--- Begin Information supplied ---
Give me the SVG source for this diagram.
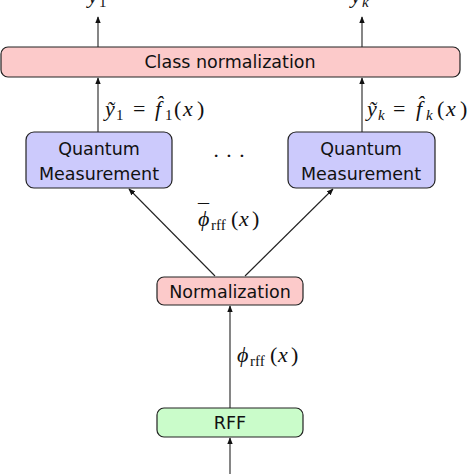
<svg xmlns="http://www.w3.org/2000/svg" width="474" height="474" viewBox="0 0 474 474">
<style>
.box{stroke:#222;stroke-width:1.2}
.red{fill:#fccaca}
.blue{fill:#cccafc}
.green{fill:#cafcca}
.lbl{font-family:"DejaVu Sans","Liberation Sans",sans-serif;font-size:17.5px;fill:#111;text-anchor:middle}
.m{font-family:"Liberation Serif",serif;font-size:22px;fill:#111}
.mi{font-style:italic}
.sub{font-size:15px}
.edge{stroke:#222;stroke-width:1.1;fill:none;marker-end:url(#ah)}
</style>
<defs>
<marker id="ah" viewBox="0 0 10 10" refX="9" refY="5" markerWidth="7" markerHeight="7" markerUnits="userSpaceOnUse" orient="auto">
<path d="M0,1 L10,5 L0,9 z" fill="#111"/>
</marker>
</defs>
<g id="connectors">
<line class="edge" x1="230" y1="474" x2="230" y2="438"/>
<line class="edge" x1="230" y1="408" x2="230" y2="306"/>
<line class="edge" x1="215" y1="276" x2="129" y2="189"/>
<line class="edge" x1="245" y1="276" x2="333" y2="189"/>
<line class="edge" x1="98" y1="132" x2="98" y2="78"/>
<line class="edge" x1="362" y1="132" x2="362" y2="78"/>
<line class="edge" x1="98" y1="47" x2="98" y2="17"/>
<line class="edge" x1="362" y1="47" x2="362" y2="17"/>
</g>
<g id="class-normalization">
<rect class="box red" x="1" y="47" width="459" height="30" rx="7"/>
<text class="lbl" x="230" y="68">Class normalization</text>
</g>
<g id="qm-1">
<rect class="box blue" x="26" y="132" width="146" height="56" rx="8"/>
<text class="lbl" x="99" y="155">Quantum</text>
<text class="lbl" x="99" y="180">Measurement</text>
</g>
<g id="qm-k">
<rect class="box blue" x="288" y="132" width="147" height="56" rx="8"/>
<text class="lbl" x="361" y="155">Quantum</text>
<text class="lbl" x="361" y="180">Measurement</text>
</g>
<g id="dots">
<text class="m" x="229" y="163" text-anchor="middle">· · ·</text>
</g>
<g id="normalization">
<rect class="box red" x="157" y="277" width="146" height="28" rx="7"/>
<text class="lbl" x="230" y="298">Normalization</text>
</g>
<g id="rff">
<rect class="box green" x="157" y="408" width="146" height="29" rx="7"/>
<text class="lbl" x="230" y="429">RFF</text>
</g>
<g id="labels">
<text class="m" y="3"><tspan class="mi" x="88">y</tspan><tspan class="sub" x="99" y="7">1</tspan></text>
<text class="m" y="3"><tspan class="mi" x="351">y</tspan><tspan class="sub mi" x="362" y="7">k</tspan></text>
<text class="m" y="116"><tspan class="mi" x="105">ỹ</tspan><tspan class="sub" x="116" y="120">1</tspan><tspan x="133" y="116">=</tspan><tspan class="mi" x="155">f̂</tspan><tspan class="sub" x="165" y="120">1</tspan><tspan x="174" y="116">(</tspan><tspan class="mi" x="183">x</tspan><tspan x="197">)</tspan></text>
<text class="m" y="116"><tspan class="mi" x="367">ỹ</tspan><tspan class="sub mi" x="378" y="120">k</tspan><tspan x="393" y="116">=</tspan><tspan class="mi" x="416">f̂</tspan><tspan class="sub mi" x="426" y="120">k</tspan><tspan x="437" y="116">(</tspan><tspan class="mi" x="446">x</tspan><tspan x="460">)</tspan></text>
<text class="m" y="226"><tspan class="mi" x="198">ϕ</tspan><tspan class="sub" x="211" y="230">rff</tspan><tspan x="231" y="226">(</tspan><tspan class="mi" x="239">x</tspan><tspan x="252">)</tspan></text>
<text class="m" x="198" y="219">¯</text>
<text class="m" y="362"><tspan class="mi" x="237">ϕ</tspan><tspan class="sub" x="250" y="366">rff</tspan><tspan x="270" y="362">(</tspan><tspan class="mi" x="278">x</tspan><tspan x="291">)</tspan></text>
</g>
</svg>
--- End Information supplied ---
- [Written instruction]: Using the material above, set down every line exactly, but skip the pictures.

- [Finished task]:
Give me the SVG source for this diagram.
<svg xmlns="http://www.w3.org/2000/svg" width="474" height="474" viewBox="0 0 474 474">
<style>
.box{stroke:#222;stroke-width:1.2}
.red{fill:#fccaca}
.blue{fill:#cccafc}
.green{fill:#cafcca}
.lbl{font-family:"DejaVu Sans","Liberation Sans",sans-serif;font-size:17.5px;fill:#111;text-anchor:middle}
.m{font-family:"Liberation Serif",serif;font-size:22px;fill:#111}
.mi{font-style:italic}
.sub{font-size:15px}
.edge{stroke:#222;stroke-width:1.1;fill:none;marker-end:url(#ah)}
</style>
<defs>
<marker id="ah" viewBox="0 0 10 10" refX="9" refY="5" markerWidth="7" markerHeight="7" markerUnits="userSpaceOnUse" orient="auto">
<path d="M0,1 L10,5 L0,9 z" fill="#111"/>
</marker>
</defs>
<g id="connectors">
<line class="edge" x1="230" y1="474" x2="230" y2="438"/>
<line class="edge" x1="230" y1="408" x2="230" y2="306"/>
<line class="edge" x1="215" y1="276" x2="129" y2="189"/>
<line class="edge" x1="245" y1="276" x2="333" y2="189"/>
<line class="edge" x1="98" y1="132" x2="98" y2="78"/>
<line class="edge" x1="362" y1="132" x2="362" y2="78"/>
<line class="edge" x1="98" y1="47" x2="98" y2="17"/>
<line class="edge" x1="362" y1="47" x2="362" y2="17"/>
</g>
<g id="class-normalization">
<rect class="box red" x="1" y="47" width="459" height="30" rx="7"/>
<text class="lbl" x="230" y="68">Class normalization</text>
</g>
<g id="qm-1">
<rect class="box blue" x="26" y="132" width="146" height="56" rx="8"/>
<text class="lbl" x="99" y="155">Quantum</text>
<text class="lbl" x="99" y="180">Measurement</text>
</g>
<g id="qm-k">
<rect class="box blue" x="288" y="132" width="147" height="56" rx="8"/>
<text class="lbl" x="361" y="155">Quantum</text>
<text class="lbl" x="361" y="180">Measurement</text>
</g>
<g id="dots">
<text class="m" x="229" y="163" text-anchor="middle">· · ·</text>
</g>
<g id="normalization">
<rect class="box red" x="157" y="277" width="146" height="28" rx="7"/>
<text class="lbl" x="230" y="298">Normalization</text>
</g>
<g id="rff">
<rect class="box green" x="157" y="408" width="146" height="29" rx="7"/>
<text class="lbl" x="230" y="429">RFF</text>
</g>
<g id="labels">
<text class="m" y="3"><tspan class="mi" x="88">y</tspan><tspan class="sub" x="99" y="7">1</tspan></text>
<text class="m" y="3"><tspan class="mi" x="351">y</tspan><tspan class="sub mi" x="362" y="7">k</tspan></text>
<text class="m" y="116"><tspan class="mi" x="105">ỹ</tspan><tspan class="sub" x="116" y="120">1</tspan><tspan x="133" y="116">=</tspan><tspan class="mi" x="155">f̂</tspan><tspan class="sub" x="165" y="120">1</tspan><tspan x="174" y="116">(</tspan><tspan class="mi" x="183">x</tspan><tspan x="197">)</tspan></text>
<text class="m" y="116"><tspan class="mi" x="367">ỹ</tspan><tspan class="sub mi" x="378" y="120">k</tspan><tspan x="393" y="116">=</tspan><tspan class="mi" x="416">f̂</tspan><tspan class="sub mi" x="426" y="120">k</tspan><tspan x="437" y="116">(</tspan><tspan class="mi" x="446">x</tspan><tspan x="460">)</tspan></text>
<text class="m" y="226"><tspan class="mi" x="198">ϕ</tspan><tspan class="sub" x="211" y="230">rff</tspan><tspan x="231" y="226">(</tspan><tspan class="mi" x="239">x</tspan><tspan x="252">)</tspan></text>
<text class="m" x="198" y="219">¯</text>
<text class="m" y="362"><tspan class="mi" x="237">ϕ</tspan><tspan class="sub" x="250" y="366">rff</tspan><tspan x="270" y="362">(</tspan><tspan class="mi" x="278">x</tspan><tspan x="291">)</tspan></text>
</g>
</svg>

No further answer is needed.